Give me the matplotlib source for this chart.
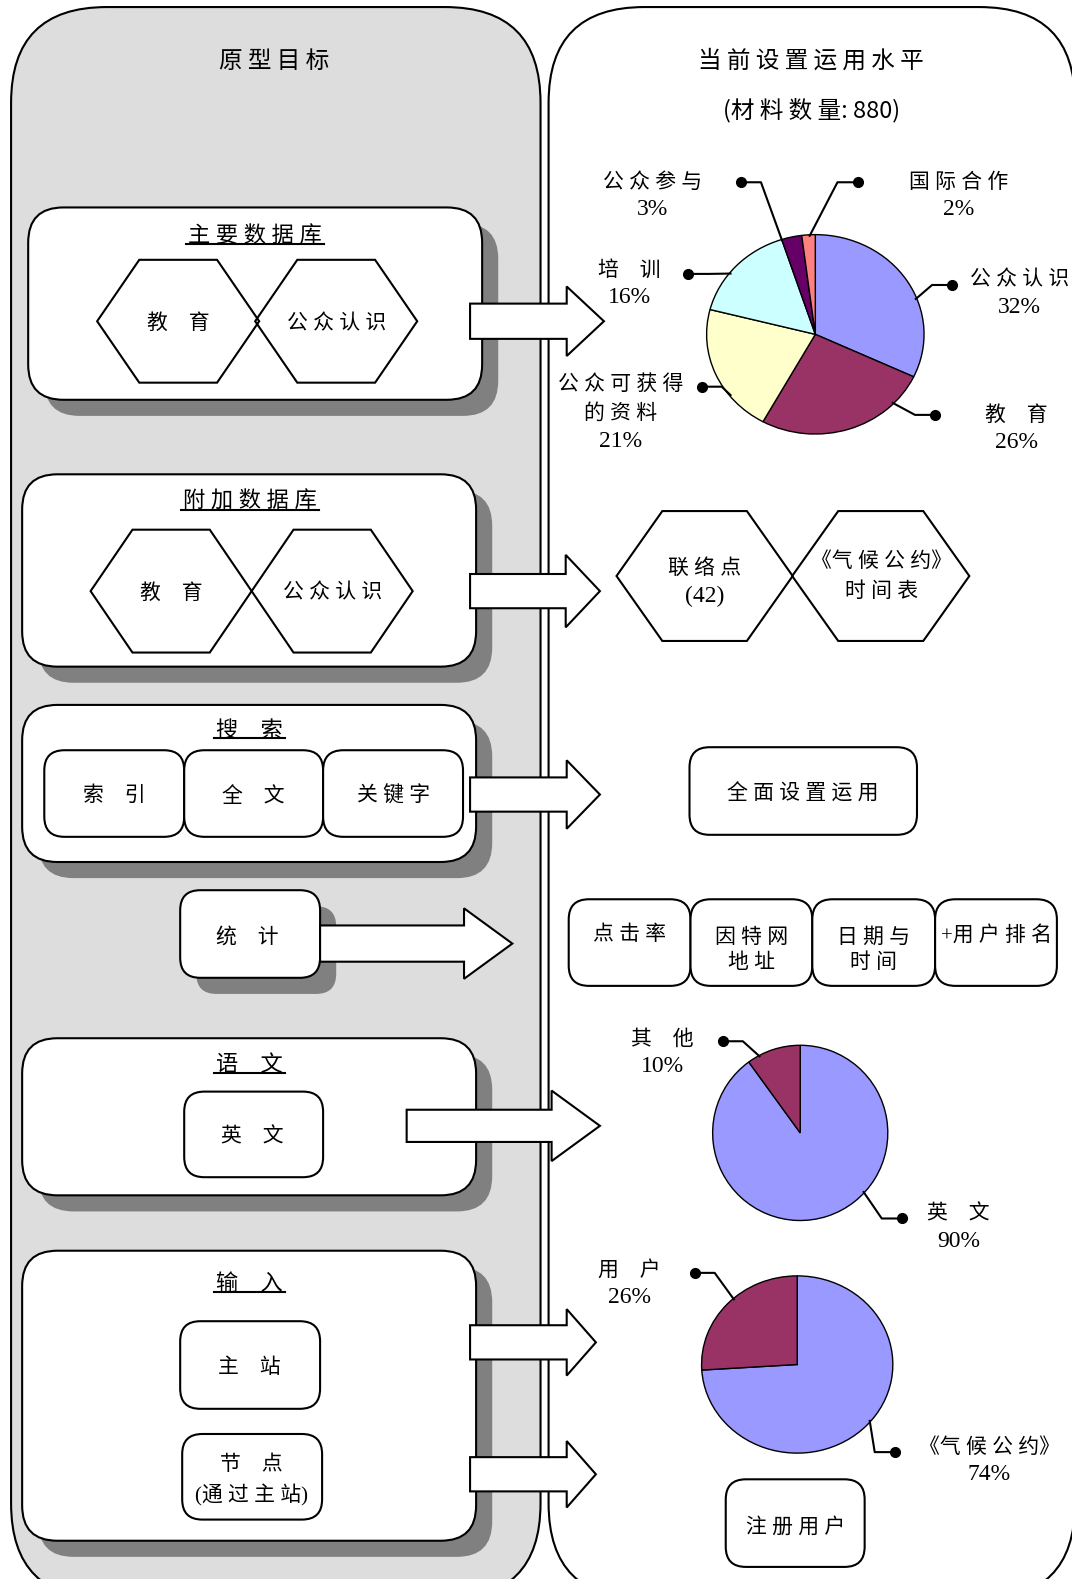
==
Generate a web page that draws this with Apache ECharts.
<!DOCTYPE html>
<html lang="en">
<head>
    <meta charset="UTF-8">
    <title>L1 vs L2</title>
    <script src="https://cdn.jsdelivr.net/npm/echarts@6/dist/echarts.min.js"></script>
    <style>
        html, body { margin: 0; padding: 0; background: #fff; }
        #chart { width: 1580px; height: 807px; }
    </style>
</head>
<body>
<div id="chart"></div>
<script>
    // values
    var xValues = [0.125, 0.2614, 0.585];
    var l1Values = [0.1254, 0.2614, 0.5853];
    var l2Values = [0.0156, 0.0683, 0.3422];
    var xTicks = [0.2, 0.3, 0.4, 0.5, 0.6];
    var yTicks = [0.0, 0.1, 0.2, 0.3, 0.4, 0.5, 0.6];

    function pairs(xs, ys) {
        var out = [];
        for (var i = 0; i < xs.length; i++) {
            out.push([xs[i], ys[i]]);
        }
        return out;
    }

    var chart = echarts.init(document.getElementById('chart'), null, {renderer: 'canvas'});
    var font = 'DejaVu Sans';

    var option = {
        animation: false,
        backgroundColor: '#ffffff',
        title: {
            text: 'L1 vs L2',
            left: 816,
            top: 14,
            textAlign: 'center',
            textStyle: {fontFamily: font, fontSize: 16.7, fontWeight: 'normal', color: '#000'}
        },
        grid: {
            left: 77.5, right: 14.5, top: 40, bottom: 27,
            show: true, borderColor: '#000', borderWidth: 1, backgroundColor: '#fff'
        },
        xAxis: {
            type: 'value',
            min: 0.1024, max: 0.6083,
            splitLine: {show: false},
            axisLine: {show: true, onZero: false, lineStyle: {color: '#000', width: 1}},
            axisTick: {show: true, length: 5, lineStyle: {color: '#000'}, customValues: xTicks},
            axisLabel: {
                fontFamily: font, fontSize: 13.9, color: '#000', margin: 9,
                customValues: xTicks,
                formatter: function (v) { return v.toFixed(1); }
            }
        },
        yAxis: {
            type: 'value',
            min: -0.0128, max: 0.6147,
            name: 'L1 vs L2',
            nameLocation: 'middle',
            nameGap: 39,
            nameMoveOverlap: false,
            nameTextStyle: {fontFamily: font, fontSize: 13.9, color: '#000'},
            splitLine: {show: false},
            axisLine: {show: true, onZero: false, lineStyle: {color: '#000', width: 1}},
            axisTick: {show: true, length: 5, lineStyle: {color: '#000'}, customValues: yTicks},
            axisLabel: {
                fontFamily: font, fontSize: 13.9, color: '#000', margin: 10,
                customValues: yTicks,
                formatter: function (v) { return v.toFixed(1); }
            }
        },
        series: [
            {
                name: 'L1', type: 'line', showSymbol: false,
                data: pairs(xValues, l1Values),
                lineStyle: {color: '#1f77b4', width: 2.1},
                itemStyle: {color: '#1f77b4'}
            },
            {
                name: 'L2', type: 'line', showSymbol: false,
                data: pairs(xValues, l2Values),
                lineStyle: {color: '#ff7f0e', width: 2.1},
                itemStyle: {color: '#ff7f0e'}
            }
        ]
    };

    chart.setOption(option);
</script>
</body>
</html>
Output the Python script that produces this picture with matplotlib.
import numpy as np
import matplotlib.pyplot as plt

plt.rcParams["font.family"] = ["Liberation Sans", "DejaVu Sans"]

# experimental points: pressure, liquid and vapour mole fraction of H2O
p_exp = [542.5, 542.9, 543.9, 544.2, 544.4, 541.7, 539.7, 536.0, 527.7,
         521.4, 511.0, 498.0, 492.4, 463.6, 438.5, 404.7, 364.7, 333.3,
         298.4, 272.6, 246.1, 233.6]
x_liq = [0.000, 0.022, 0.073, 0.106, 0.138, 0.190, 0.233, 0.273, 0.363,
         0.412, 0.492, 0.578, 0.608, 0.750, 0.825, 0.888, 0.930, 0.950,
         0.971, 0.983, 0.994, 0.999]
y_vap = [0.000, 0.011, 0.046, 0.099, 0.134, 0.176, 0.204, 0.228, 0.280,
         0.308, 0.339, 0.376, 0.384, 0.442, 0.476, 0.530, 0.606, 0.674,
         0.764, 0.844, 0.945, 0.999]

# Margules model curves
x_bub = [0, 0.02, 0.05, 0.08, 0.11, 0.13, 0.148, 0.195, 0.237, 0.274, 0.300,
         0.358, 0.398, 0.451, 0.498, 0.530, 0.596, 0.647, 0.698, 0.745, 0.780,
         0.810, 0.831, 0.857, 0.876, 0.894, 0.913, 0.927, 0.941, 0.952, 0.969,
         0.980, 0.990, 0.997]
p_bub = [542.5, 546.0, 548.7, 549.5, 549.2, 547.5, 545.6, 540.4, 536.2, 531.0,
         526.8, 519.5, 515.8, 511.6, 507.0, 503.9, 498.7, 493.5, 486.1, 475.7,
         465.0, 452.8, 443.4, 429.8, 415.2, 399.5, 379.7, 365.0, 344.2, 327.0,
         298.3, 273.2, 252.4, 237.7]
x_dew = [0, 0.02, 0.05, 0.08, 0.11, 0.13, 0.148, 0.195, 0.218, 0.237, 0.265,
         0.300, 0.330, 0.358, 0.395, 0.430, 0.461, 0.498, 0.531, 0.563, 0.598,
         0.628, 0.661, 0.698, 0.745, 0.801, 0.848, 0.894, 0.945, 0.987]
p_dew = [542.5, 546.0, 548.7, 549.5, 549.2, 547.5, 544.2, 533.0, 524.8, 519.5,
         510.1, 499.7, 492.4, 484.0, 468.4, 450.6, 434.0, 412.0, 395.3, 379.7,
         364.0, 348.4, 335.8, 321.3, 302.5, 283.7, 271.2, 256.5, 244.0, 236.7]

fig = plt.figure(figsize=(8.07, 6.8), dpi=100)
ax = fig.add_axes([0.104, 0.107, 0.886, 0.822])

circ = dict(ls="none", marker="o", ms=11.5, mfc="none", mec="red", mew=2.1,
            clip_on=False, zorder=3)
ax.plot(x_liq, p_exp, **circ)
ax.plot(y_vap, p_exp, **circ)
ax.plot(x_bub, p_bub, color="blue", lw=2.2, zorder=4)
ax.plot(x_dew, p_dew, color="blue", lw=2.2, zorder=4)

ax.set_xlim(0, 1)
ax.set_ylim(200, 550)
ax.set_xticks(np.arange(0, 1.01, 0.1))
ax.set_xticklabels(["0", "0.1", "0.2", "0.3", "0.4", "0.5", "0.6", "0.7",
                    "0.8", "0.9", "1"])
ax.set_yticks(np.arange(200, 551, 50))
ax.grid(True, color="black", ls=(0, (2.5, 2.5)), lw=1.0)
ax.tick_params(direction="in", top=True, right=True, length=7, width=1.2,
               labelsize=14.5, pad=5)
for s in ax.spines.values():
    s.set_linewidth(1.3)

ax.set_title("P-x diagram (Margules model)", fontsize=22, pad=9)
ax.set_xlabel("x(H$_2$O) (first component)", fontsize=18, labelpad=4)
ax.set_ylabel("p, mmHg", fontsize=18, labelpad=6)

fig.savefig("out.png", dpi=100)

- WORK INSTRUCTIONS -
Reproduce each line of the material containing the word "that".

- RESPONSE TO THE TASK -
Generate a web page that draws this with Apache ECharts.
Output the Python script that produces this picture with matplotlib.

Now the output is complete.